Complex numbers, rational functions, logarithms, sequences and series, matrix operations, etc.
mj.silverfly
Posts: 3
Joined: Fri May 27, 2016 9:52 pm
Contact:

### Solve for X (Expressions with Roots)

I am working on a question and I have the solution to it. I just can't seem to grasp how the last step happens. Can someone please help explain it to me?

Solve for x:

ux^a = x

Step 1: ux^a = x

Step 2: x^(a-1) = (1/u)

Step 3: x = (1/u)^((1/(a-1))

I understand until that part. The next step, I don't understand.

Step 4: x = u^(1/(1-a))

How do you get from Step 3 to Step 4?

Thank you!

Posts: 136
Joined: Sun Feb 22, 2009 11:12 pm

### Re: Solve for X (Expressions with Roots)

Solve for x: ux^a = x

Step 1: ux^a = x

Step 2: x^(a-1) = (1/u)

Step 3: x = (1/u)^((1/(a-1))

I understand until that part.

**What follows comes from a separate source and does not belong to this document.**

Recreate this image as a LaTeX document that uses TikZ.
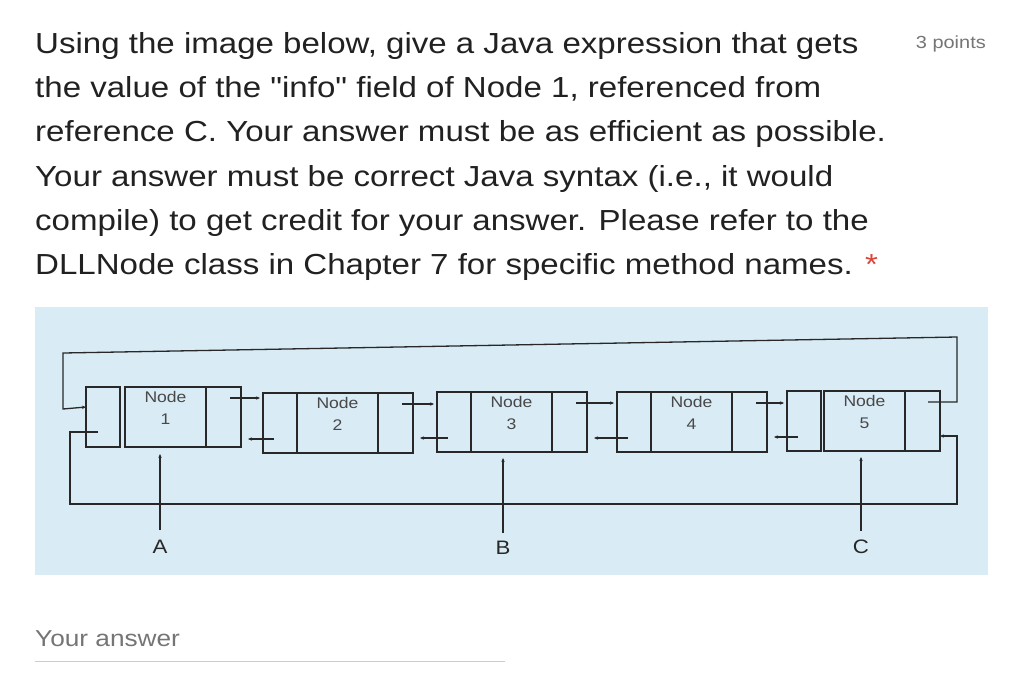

The next step, I don't understand.

Step 4: x = u^(1/(1-a))

How do you get from Step 3 to Step 4?
They used exponent rules and flipping a subtraction.

. . .$\dfrac{1}{u}\, =\, u^{-1}$

. . .$a\, -\, 1\, =\, -1\, +\, a\, =\, -(1\, -\, a)\, =\, -1(1\, -\, a)$

. . .\begin{align}\left(\dfrac{1}{u}\right)^{\left(\dfrac{1}{a\, -\, 1}\right)}\, &=\, \left(u^{-1}\right)^{\left(\dfrac{1}{a\, -\, 1}\right)}\, \\ \\ &=\, \left(u^{-1}\right)^{\left(\dfrac{1}{-1(1\, -\, a)}\right)}\, \\ \\ &=\, \left(u^{-1}\right)^{\left(\dfrac{-1}{+1(1\, -\, a)}\right)} \\ \\ &=\, u^{(-1)\, \left(\dfrac{-1}{(1\, -\, a)}\right)} \\ \\ &=\, u^{\left(\dfrac{(-1)\, (-1)}{1\, -\, a}\right)} \\ \\ &=\, u^{\left(\dfrac{+1}{1\, -\, a}\right)} \\ \\ &=\, u^{\left(\dfrac{1}{1\, -\, a}\right)} \end{align}

Hope that helps!

mj.silverfly
Posts: 3
Joined: Fri May 27, 2016 9:52 pm
Contact:

### Re: Solve for X (Expressions with Roots)

Oh, wow. I get it now. I wouldn't have thought to go through all of that, though! I probably would have left it at Step 3. I guess it's more simplified after Step 4?